Copy each line that has the string "Convert" somewhere in it.

[Start]

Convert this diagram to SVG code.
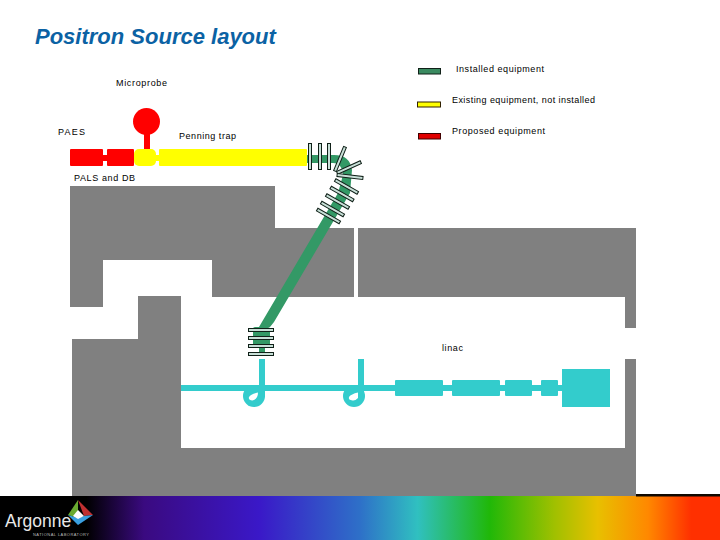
<svg xmlns="http://www.w3.org/2000/svg" width="720" height="540" viewBox="0 0 720 540">
<defs>
<linearGradient id="spec" x1="0" y1="0" x2="1" y2="0">
<stop offset="0" stop-color="#000"/>
<stop offset="0.12" stop-color="#000"/>
<stop offset="0.2" stop-color="#3a0a80"/>
<stop offset="0.36" stop-color="#3a18c8"/>
<stop offset="0.5" stop-color="#2e70c8"/>
<stop offset="0.58" stop-color="#30c0c0"/>
<stop offset="0.68" stop-color="#20b808"/>
<stop offset="0.77" stop-color="#a0c000"/>
<stop offset="0.83" stop-color="#e8c000"/>
<stop offset="0.9" stop-color="#ff8800"/>
<stop offset="0.96" stop-color="#ff3000"/>
<stop offset="1" stop-color="#ff3000"/>
</linearGradient>
</defs>
<style>
text{font-family:"Liberation Sans",Arial,sans-serif;font-size:9px;fill:#000}
.g{fill:#808080}.t{fill:#33cccc}.b{fill:#339966}.y{fill:#ffff00}.r{fill:#ff0000}
.f{fill:#c8e0d8;stroke:#102018;stroke-width:1}
.h{fill:#fff}
</style>
<rect width="720" height="540" fill="#fff"/>
<text x="35" y="44" style="font-size:22px;font-weight:bold;font-style:italic;fill:#0b62a4">Positron Source layout</text>
<g id="building">
<path class="g" d="M70 186H275V228H354V297H212V260H103V307H70Z"/>
<rect class="g" x="358" y="228" width="278" height="69"/>
<rect class="g" x="625" y="297" width="11" height="31"/>
<rect class="g" x="625" y="359" width="11" height="89"/>
<path class="g" d="M138 296H181V448H636V496H72V339H138Z"/>
</g>
<g id="spectrum-bar">
<rect y="496" width="720" height="44" fill="url(#spec)"/>
<rect x="636" y="494" width="84" height="2.500" fill="#100800"/>
<g id="argonne-logo">
<path d="M78 500L68 515L78 518Z" fill="#6aaa30"/>
<path d="M78 500L93 515L84 516Z" fill="#c03030"/>
<path d="M68 515L78 525L93 515L84 516L78 518Z" fill="#3aa0e0"/>
<path d="M73 516L78 510L84 516L78 519Z" fill="#fff"/>
<text x="5" y="527" style="font-size:17.500px;fill:#e8e8e8">Argonne</text>
<text x="33" y="535.500" textLength="56" style="font-size:4px;fill:#bbb">NATIONAL LABORATORY</text>
</g>
</g>
<g id="connectors">
<path d="M147 130V150" stroke="#ff0000" stroke-width="6" fill="none"/>
<path d="M134 158H306" stroke="#ffff00" stroke-width="6" fill="none"/>
<path d="M70 158H134" stroke="#ff0000" stroke-width="6" fill="none"/>
<path class="b" d="M306 155H334Q350 155 352 170L350 193L274 322L270 327H259L338 193L343 175Q342 163 333 163H306Z"/>
<rect class="b" x="259" y="345" width="6" height="8"/>
<path d="M181 388H562" stroke="#33cccc" stroke-width="6" fill="none"/>
<path d="M262 359V397" stroke="#33cccc" stroke-width="6" fill="none"/>
<path d="M361 359V397" stroke="#33cccc" stroke-width="6" fill="none"/>
<circle class="t" cx="254" cy="396" r="11"/>
<circle class="t" cx="354" cy="396" r="11"/>
<path class="h" d="M258 392.500Q258 399 252.500 400.500Q248 400 249 397Q251 394 258 392.500Z"/>
<path class="h" d="M358 392.500V398Q355 401 352.500 400.500Q348 400 349 397Q351 394 358 392.500Z"/>
</g>
<g id="paes"><rect class="r" x="70" y="149" width="33" height="17" rx="1"/><rect class="r" x="107" y="149" width="27" height="17" rx="1"/></g>
<g id="microprobe"><circle class="r" cx="146.500" cy="121.500" r="13.500"/><rect class="y" x="134" y="149" width="22" height="17" rx="5"/></g>
<g id="penning-trap"><rect class="y" x="159" y="149" width="148" height="17" rx="1"/></g>
<g id="beamline-optics">
<rect class="f" x="308.500" y="143.500" width="3" height="26"/>
<rect class="f" x="318.500" y="143.500" width="3" height="26"/>
<rect class="f" x="327.500" y="143.500" width="3" height="26"/>
<rect class="f" x="-13" y="-1.500" width="26" height="3" transform="translate(340 159) rotate(-67.400)"/>
<rect class="f" x="-13" y="-1.500" width="26" height="3" transform="translate(349 167.500) rotate(-24.600)"/>
<rect class="f" x="-13" y="-1.500" width="26" height="3" transform="translate(350 176.500) rotate(6.600)"/>
<rect class="f" x="-13" y="-1.500" width="26" height="3" transform="translate(346.500 186.500) rotate(29.500)"/>
<rect class="f" x="-13" y="-1.500" width="26" height="3" transform="translate(342 194) rotate(29.500)"/>
<rect class="f" x="-13" y="-1.500" width="26" height="3" transform="translate(337.500 201.500) rotate(29.500)"/>
<rect class="f" x="-13" y="-1.500" width="26" height="3" transform="translate(332.500 209) rotate(29.500)"/>
<rect class="f" x="-13" y="-1.500" width="26" height="3" transform="translate(328.500 216) rotate(29.500)"/>
<rect class="b" x="253" y="327" width="17" height="21" rx="2"/>
<rect class="f" x="248.500" y="328.500" width="25" height="3"/>
<rect class="f" x="248.500" y="336.500" width="25" height="3"/>
<rect class="f" x="248.500" y="344.500" width="25" height="3"/>
<rect class="f" x="248.500" y="352.500" width="25" height="3"/>
</g>
<g id="linac">
<rect class="t" x="395" y="380" width="48" height="16" rx="1"/>
<rect class="t" x="452" y="380" width="48" height="16" rx="1"/>
<rect class="t" x="505" y="380" width="27" height="16" rx="1"/>
<rect class="t" x="541" y="380" width="17" height="16" rx="1"/>
<rect class="t" x="562" y="369" width="48" height="38"/>
</g>
<g id="legend">
<rect x="418.500" y="68.500" width="22" height="5.500" fill="#3a8a60" stroke="#102018"/>
<rect class="y" x="417.500" y="102" width="23" height="5" stroke="#302000"/>
<rect x="418.500" y="133.500" width="22" height="5.500" fill="#e00000" stroke="#400000"/>
<text x="456" y="72" textLength="88">Installed equipment</text>
<text x="452" y="103" textLength="143">Existing equipment, not installed</text>
<text x="452" y="134" textLength="93">Proposed equipment</text>
</g>
<g id="labels">
<text x="116" y="86" textLength="51">Microprobe</text>
<text x="58" y="135" textLength="27">PAES</text>
<text x="179" y="139" textLength="57">Penning trap</text>
<text x="74" y="181" textLength="61">PALS and DB</text>
<text x="442" y="351" textLength="21">linac</text>
</g>
</svg>
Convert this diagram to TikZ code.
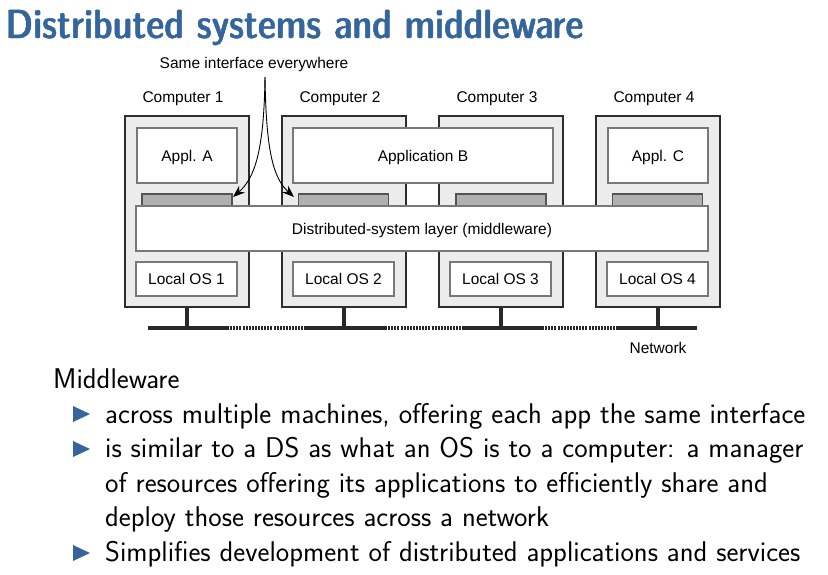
\documentclass[tikz,border=0pt]{standalone}
\usepackage{fontspec}
\newfontfamily\arialf{Liberation Sans}
\newfontfamily\titlef[FakeBold=1.2]{lmsansdemicond10-regular.otf}
\usetikzlibrary{arrows.meta}
\definecolor{sblue}{RGB}{52,101,155}
\definecolor{compfill}{RGB}{236,236,236}
\definecolor{compline}{RGB}{45,45,45}
\definecolor{innerline}{RGB}{120,120,120}
\definecolor{ifill}{RGB}{176,176,176}
\definecolor{netc}{RGB}{40,40,40}
\tikzset{
  compbox/.style={draw=compline, fill=compfill, line width=2.2pt, minimum width=124pt, minimum height=191pt, inner sep=0pt},
  appbox/.style={draw=innerline, fill=white, line width=1.3pt, inner sep=0pt, text height=11pt, text depth=0pt, font=\arialf\fontsize{15.5}{18}\selectfont},
  ifbox/.style={draw=innerline!70!black, fill=ifill, line width=1.3pt, minimum width=90pt, minimum height=12pt, inner sep=0pt},
  lbl/.style={inner sep=0pt, text height=11pt, text depth=0pt, font=\arialf\fontsize{15.5}{18}\selectfont},
  netsolid/.style={draw=netc, line width=4pt},
  netdot/.style={draw=netc, line width=3.5pt, dash pattern=on 2pt off 1.1pt},
  stem/.style={draw=netc, line width=3.5pt},
  curvearrow/.style={draw=black, line width=0.9pt, -{Stealth[length=12pt,width=9pt]}},
  body/.style={anchor=base west, inner sep=0pt, font=\sffamily\fontsize{28.5}{34.5}\selectfont},
  bul/.style={fill=sblue}
}
\begin{document}
\begin{tikzpicture}[x=1pt,y=-1pt]
\useasboundingbox (0,0) rectangle (828,574);

% title
\node[anchor=base west, inner sep=0pt, text=sblue, font=\titlef\fontsize{40.7}{48}\selectfont] (title) at (5,38) {Distributed systems and middleware};

% computers
\node[compbox] (c1) at (187,211.5) {};
\node[compbox] (c2) at (344,211.5) {};
\node[compbox] (c3) at (501,211.5) {};
\node[compbox] (c4) at (658,211.5) {};

\node[lbl] (cl1) at (183,97) {Computer 1};
\node[lbl] (cl2) at (340,97) {Computer 2};
\node[lbl] (cl3) at (497,97) {Computer 3};
\node[lbl] (cl4) at (654,97) {Computer 4};

% applications
\node[appbox, minimum width=100pt, minimum height=55pt] (appA) at (187,155.5) {Appl. A};
\node[appbox, minimum width=260pt, minimum height=55pt] (appB) at (423,155.5) {Application B};
\node[appbox, minimum width=100pt, minimum height=55pt] (appC) at (658,155.5) {Appl. C};

% interface boxes
\node[ifbox] (if1) at (187,200) {};
\node[ifbox] (if2) at (343.5,200) {};
\node[ifbox] (if3) at (501,200) {};
\node[ifbox] (if4) at (657.5,200) {};

% middleware
\node[appbox, minimum width=572pt, minimum height=45pt] (mw) at (422,228.5) {Distributed-system layer (middleware)};

% local OS
\node[appbox, minimum width=101pt, minimum height=34pt] (os1) at (186.5,279) {Local OS 1};
\node[appbox, minimum width=101pt, minimum height=34pt] (os2) at (343.5,279) {Local OS 2};
\node[appbox, minimum width=101pt, minimum height=34pt] (os3) at (500.5,279) {Local OS 3};
\node[appbox, minimum width=101pt, minimum height=34pt] (os4) at (657.5,279) {Local OS 4};

% network
\coordinate (n0) at (148,328);
\coordinate (n1) at (227,328);
\coordinate (n2) at (304,328);
\coordinate (n3) at (385,328);
\coordinate (n4) at (462,328);
\coordinate (n5) at (542,328);
\coordinate (n6) at (617,328);
\coordinate (n7) at (697,328);
\draw[netsolid] (n0) -- (n1);
\draw[netdot] (n1) -- (n2);
\draw[netsolid] (n2) -- (n3);
\draw[netdot] (n3) -- (n4);
\draw[netsolid] (n4) -- (n5);
\draw[netdot] (n5) -- (n6);
\draw[netsolid] (n6) -- (n7);
\draw[stem] (c1.south) -- (c1.south |- n0);
\draw[stem] (c2.south) -- (c2.south |- n0);
\draw[stem] (c3.south) -- (c3.south |- n0);
\draw[stem] (c4.south) -- (c4.south |- n0);
\node[lbl] (net) at (658,348) {Network};

% same interface
\node[lbl] (same) at (254,63) {Same interface everywhere};
\coordinate (src) at (265,77);
\coordinate (tipL) at (233,197);
\coordinate (tipR) at (294,197);
\draw[curvearrow] (src) .. controls (264,150) and (255,178) .. (tipL);
\draw[curvearrow] (src) .. controls (266,150) and (273,178) .. (tipR);

% text
\node[body] (mid) at (53,388) {Middleware};
\fill[bul] (73,406) -- (90,414) -- (73,422) -- cycle;
\node[body] (b1) at (105,423) {across multiple machines, offering each app the same interface};
\fill[bul] (73,441) -- (90,449) -- (73,457) -- cycle;
\node[body] (b2a) at (105,457.5) {is similar to a DS as what an OS is to a computer: a manager};
\node[body] (b2b) at (105,492) {of resources offering its applications to efficiently share and};
\node[body] (b2c) at (105,526.5) {deploy those resources across a network};
\fill[bul] (73,545) -- (90,553) -- (73,561) -- cycle;
\node[body] (b3) at (105,561) {Simplifies development of distributed applications and services};
\end{tikzpicture}
\end{document}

[End]

▸ Completed task
Convert this diagram to SVG code.
Convert this diagram to TikZ code.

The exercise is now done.